Limitations in a Globalized Economy

Despite its usefulness, the IS-LM model faces significant limitations when applied to today’s interconnected global economy. Its assumptions often oversimplify complex international dynamics, leading to potential misinterpretations.

Neglect of International Trade and Capital Flows

The traditional IS-LM framework assumes a closed economy, ignoring international trade and capital flows. In a globalized world, economies are heavily interconnected through exports, imports, and cross-border investments, which influence domestic interest rates and output in ways the model cannot capture.

Static Nature and Short-Run Focus

The model provides a snapshot of equilibrium without accounting for dynamic changes over time. Real-world economies experience shocks, policy adjustments, and technological innovations that shift curves and alter equilibrium points, aspects that the static IS-LM model cannot adequately represent.

Assumption of Price and Wage Rigidity

The IS-LM model assumes prices and wages are sticky in the short run, which may not hold true in a highly flexible global economy. Changes in international prices, exchange rates, and wage levels can significantly impact the model’s predictions.

Implications for Policy-Making

Relying solely on the IS-LM model in a globalized context can lead to misguided policy decisions.
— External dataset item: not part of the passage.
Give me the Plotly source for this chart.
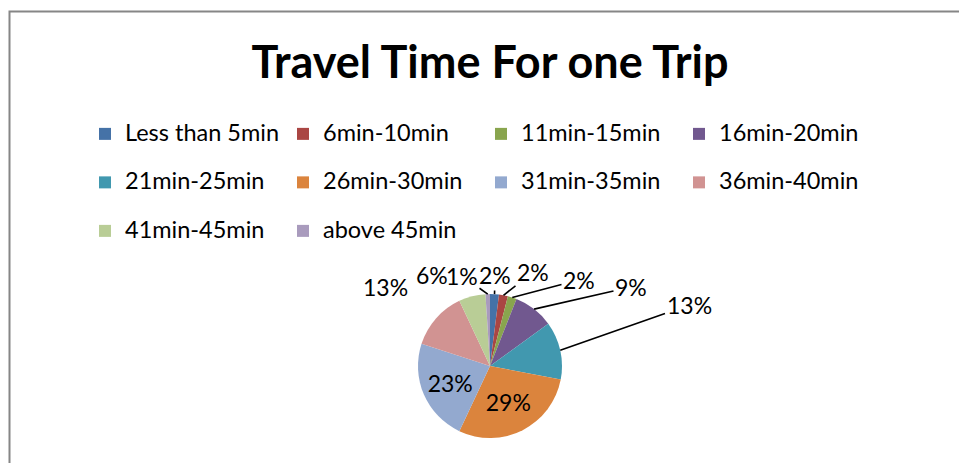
import math
import plotly.graph_objects as go

categories = ["Less than 5min", "6min-10min", "11min-15min", "16min-20min",
              "21min-25min", "26min-30min", "31min-35min", "36min-40min",
              "41min-45min", "above 45min"]
shares = [2, 2, 2, 9, 13, 29, 23, 13, 6, 1]
colors = ["#4572A7", "#AA4643", "#89A54E", "#71588F", "#4198AF",
          "#DB843D", "#93A9CF", "#D19392", "#B9CD96", "#A99BBD"]
inside = [False, False, False, False, False, True, True, False, False, False]
# layout: pixel positions of the outside labels, and whether a leader line is drawn
label_px = [(495, 275), (533, 272), (579, 280), (631, 287), (689, 305),
            None, None, (385, 287), (432, 275), (462, 276)]
leader = [True, True, True, True, True, False, False, False, False, True]

FONT = "Lato"
W, H = 959, 463
CX, CY, R = 490, 366, 72

legend_labels = [f"<span style='font-size:23.5px'>{c}</span><br> " for c in categories]

fig = go.Figure(go.Pie(
    labels=legend_labels,
    values=shares,
    sort=False,
    direction="clockwise",
    rotation=0,
    marker=dict(colors=colors, line=dict(width=0)),
    text=[f"{v}%" for v in shares],
    textinfo="text",
    textposition=["inside" if s else "none" for s in inside],
    textfont=dict(family=FONT, size=23, color="black"),
    insidetextorientation="horizontal",
    automargin=False,
    domain=dict(x=[(CX - 150) / W, (CX + 150) / W],
                y=[(H - CY - R) / H, (H - CY + R) / H]),
    hoverinfo="label+percent",
    showlegend=True,
))

# leader-line annotations for the outside labels, anchored at each slice's mid-angle on the rim
total = sum(shares)
cum = 0
annotations = []
for v, pos, ln, ins in zip(shares, label_px, leader, inside):
    mid = (cum + v / 2) / total * 2 * math.pi
    cum += v
    if ins:
        continue
    px = CX + R * math.sin(mid)
    py = CY - R * math.cos(mid)
    if ln:
        annotations.append(dict(
            x=px / W, y=1 - py / H, xref="paper", yref="paper",
            ax=pos[0] - px, ay=pos[1] - py, axref="pixel", ayref="pixel",
            text=f"{v}%", showarrow=True, arrowhead=0, arrowwidth=1.6,
            arrowcolor="black", standoff=0,
            font=dict(family=FONT, size=23, color="black")))
    else:
        annotations.append(dict(
            x=pos[0] / W, y=1 - pos[1] / H, xref="paper", yref="paper",
            xanchor="center", yanchor="middle",
            text=f"{v}%", showarrow=False,
            font=dict(family=FONT, size=23, color="black")))

fig.update_layout(
    width=W, height=H,
    margin=dict(l=0, r=0, t=0, b=0),
    paper_bgcolor="white",
    plot_bgcolor="white",
    font=dict(family=FONT, color="black"),
    title=dict(text="<b>Travel Time For one Trip</b>",
               x=490 / W, xanchor="center", xref="paper",
               y=1 - 62 / H, yanchor="middle", yref="container",
               font=dict(family=FONT, size=45, color="black")),
    legend=dict(orientation="h", x=85 / W, xanchor="left",
                y=1 - 116 / H, yanchor="top",
                entrywidth=153, entrywidthmode="pixels",
                valign="top", traceorder="normal",
                bgcolor="rgba(0,0,0,0)",
                font=dict(family=FONT, size=17.5, color="black")),
    annotations=annotations,
    shapes=[dict(type="rect", xref="paper", yref="paper",
                 x0=9.5 / W, x1=1.05, y0=-0.05, y1=1 - 11.5 / H,
                 line=dict(color="#868686", width=2), fillcolor="rgba(0,0,0,0)")],
)

fig.write_html("out.html")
Policymakers must consider international factors such as exchange rates, global monetary policies, and trade relations to formulate effective economic strategies.

Integrating models that account for open economy dynamics, such as the IS-LM-BP (Balance of Payments) model, provides a more comprehensive framework for understanding modern economic challenges.

Conclusion

The IS-LM model remains a valuable educational tool for illustrating basic macroeconomic principles. However, its limitations in a globalized economy highlight the need for more sophisticated models that incorporate international trade, capital flows, and dynamic adjustments. Policymakers and economists must recognize these constraints to avoid oversimplified analyses and to develop more effective economic policies in an interconnected world.